Sunday, November 07, 2004

Scars

To tell the truth, the main reason I took up Christianity seriously was the fact I had no place else to run or hide. Friends could only help for a certain extent, but God heals and mends. Back then, the CD of Don Moen singing, 'I am the Lord, that healeth thee' calmed my soul as I struggled to understand life. (Heh, actually bought the CD for my dad, but ended up listening to it everyday)
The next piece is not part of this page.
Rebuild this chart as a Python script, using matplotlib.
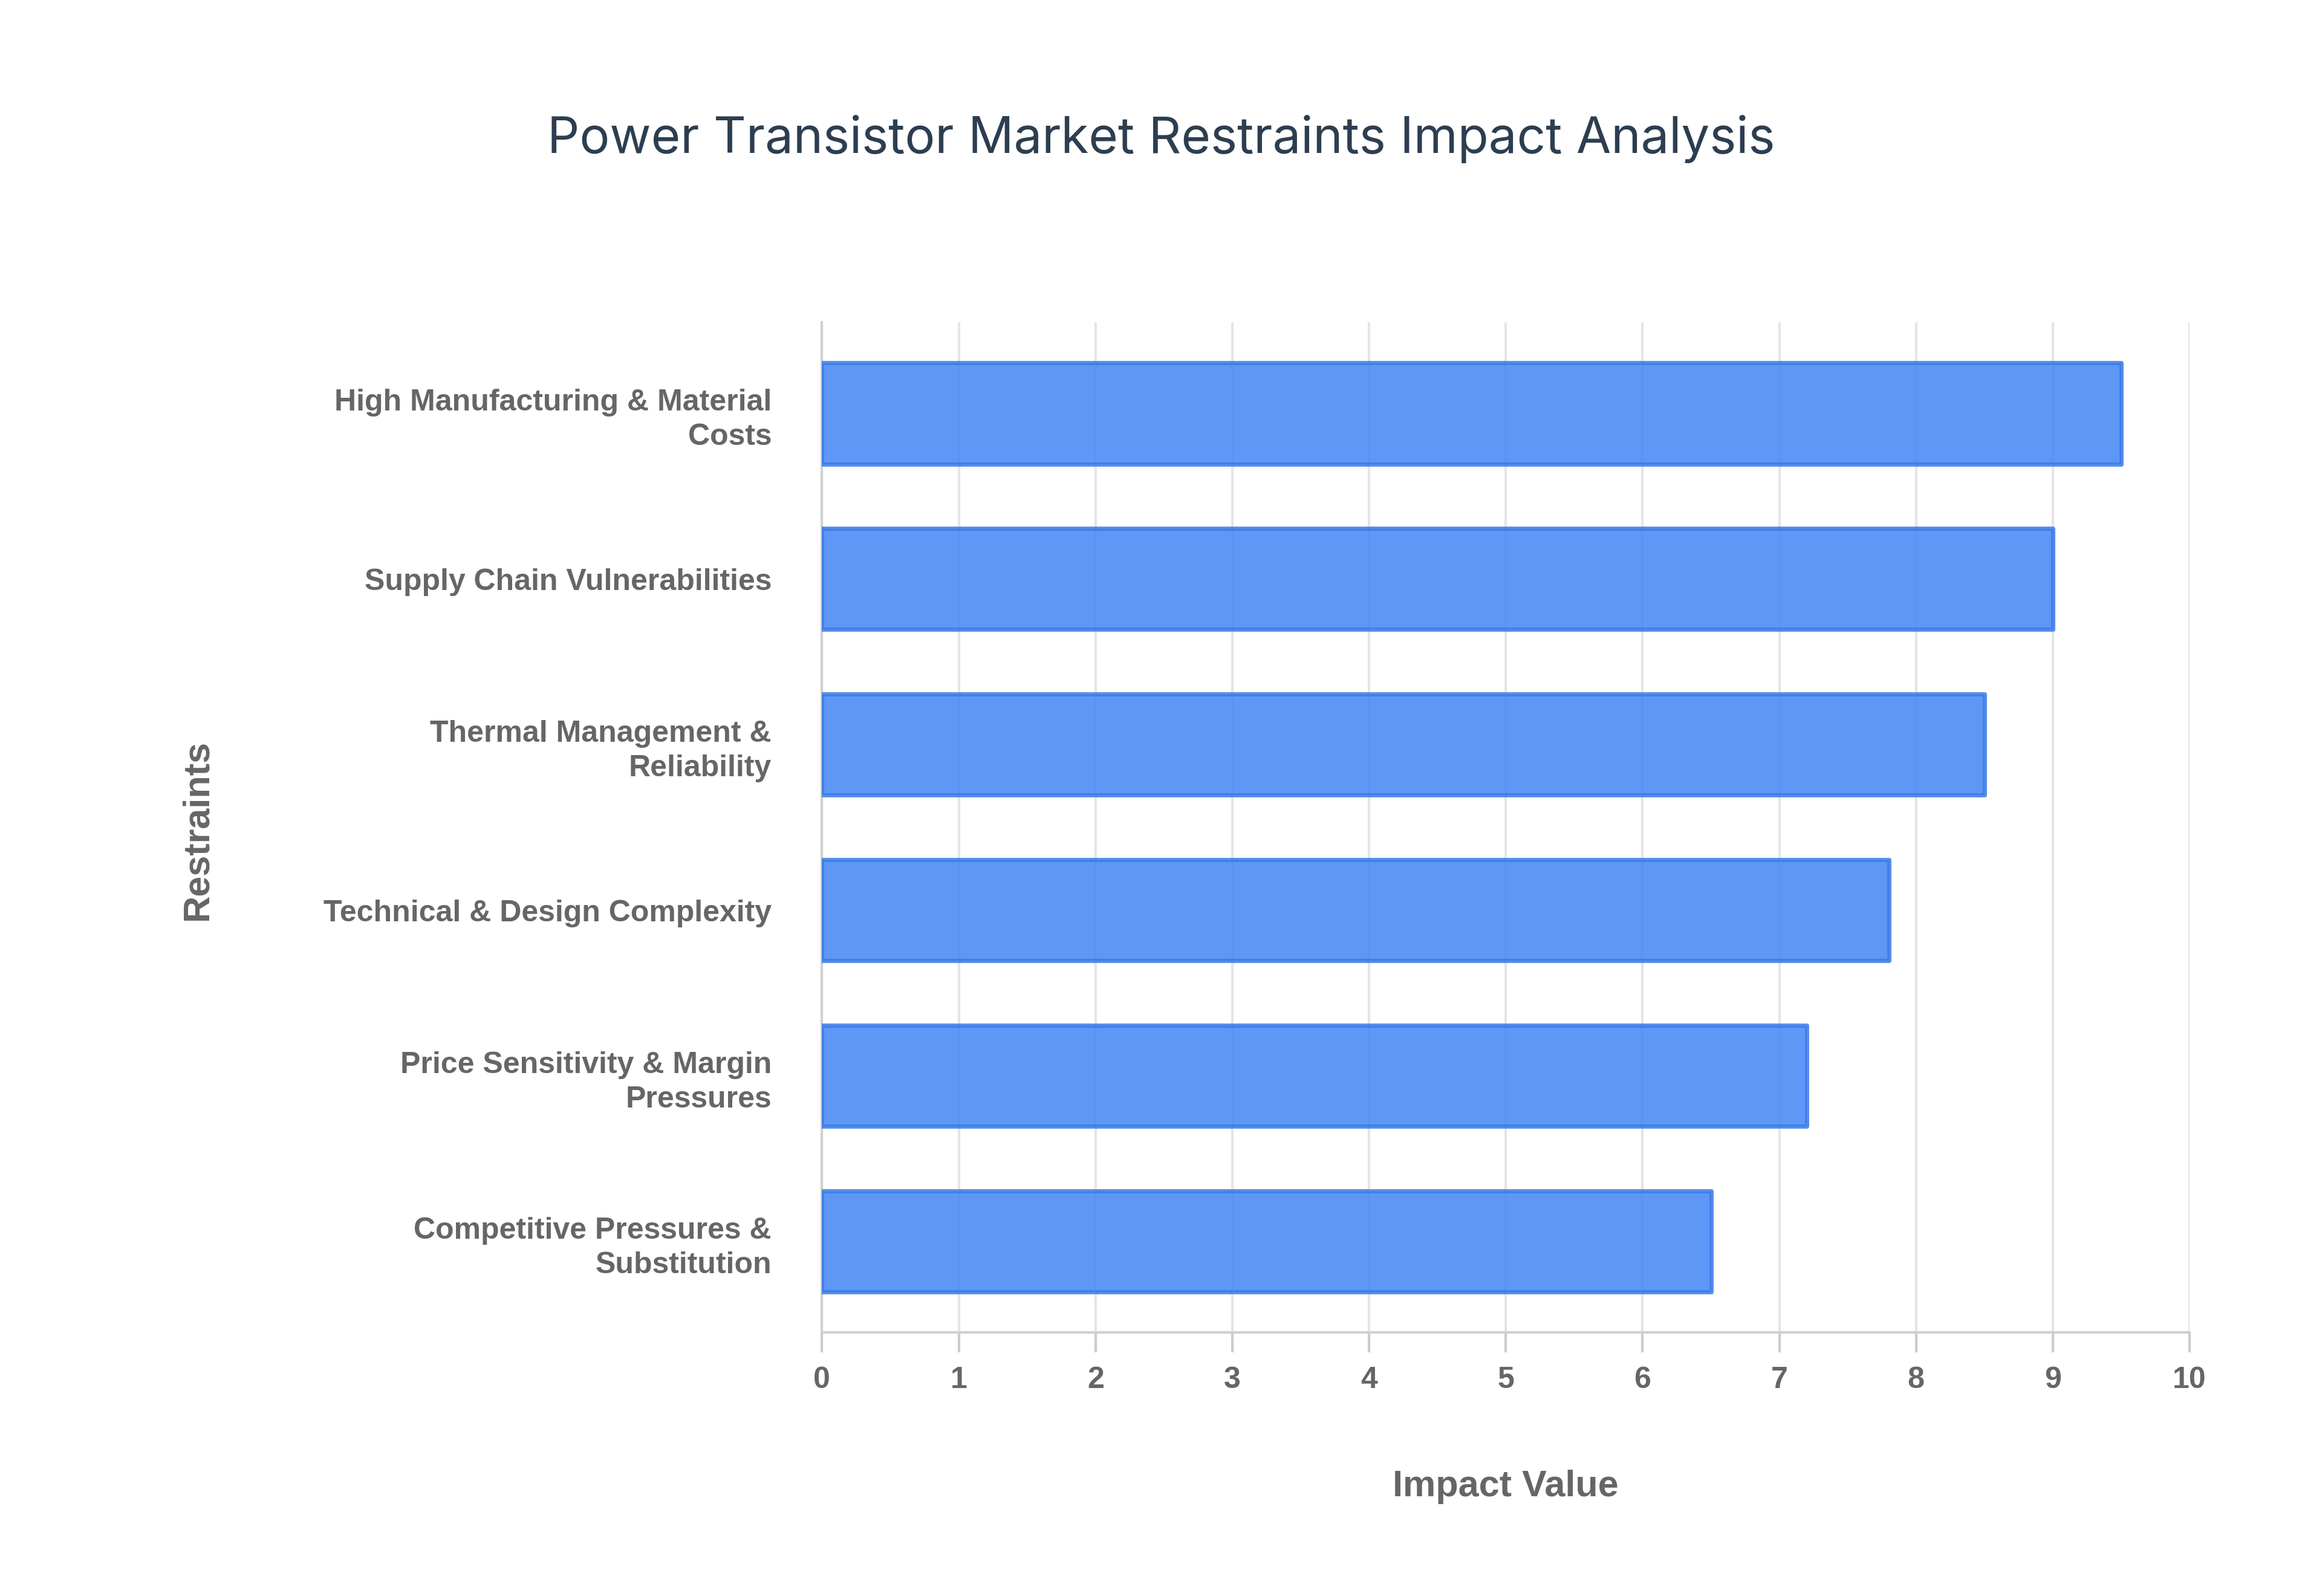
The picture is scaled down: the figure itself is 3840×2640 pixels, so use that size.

Scars, is what I term this post. Guess that God's leading me through a period of restoration and healing now. Healing from the various vicious things people sometimes speak unintentionally (or for some, with intent *sigh*) Healing from emotional wounds and scars that never really healed, as it was all shoved down under the guise of 'being macho & loud'

These few weeks had been a period of insecurity and depression. But the truth was, it ran deeper than this. There were a lot of times in the past, where I would excuse myself from the crowd and find a place to hide, cry and get upset with God. Thank God it's almost over now.

I used to (and sometimes still do) go around feeling down, feeling I don't cut it with people and finally feeling I need to do more to be accepted. I thank God for friends who have been there showing that it's ok to be just me, the plain old crappy/serious/boring Leo that I am.

One thing I've definitely learnt is that the past will always be the past. Scars will be scars, though at times it brings back insecurity and the feeling that I don't belong there.

Guess that's it. For those of you who were there for me (and you know who you are), thanks, I owe you guys one.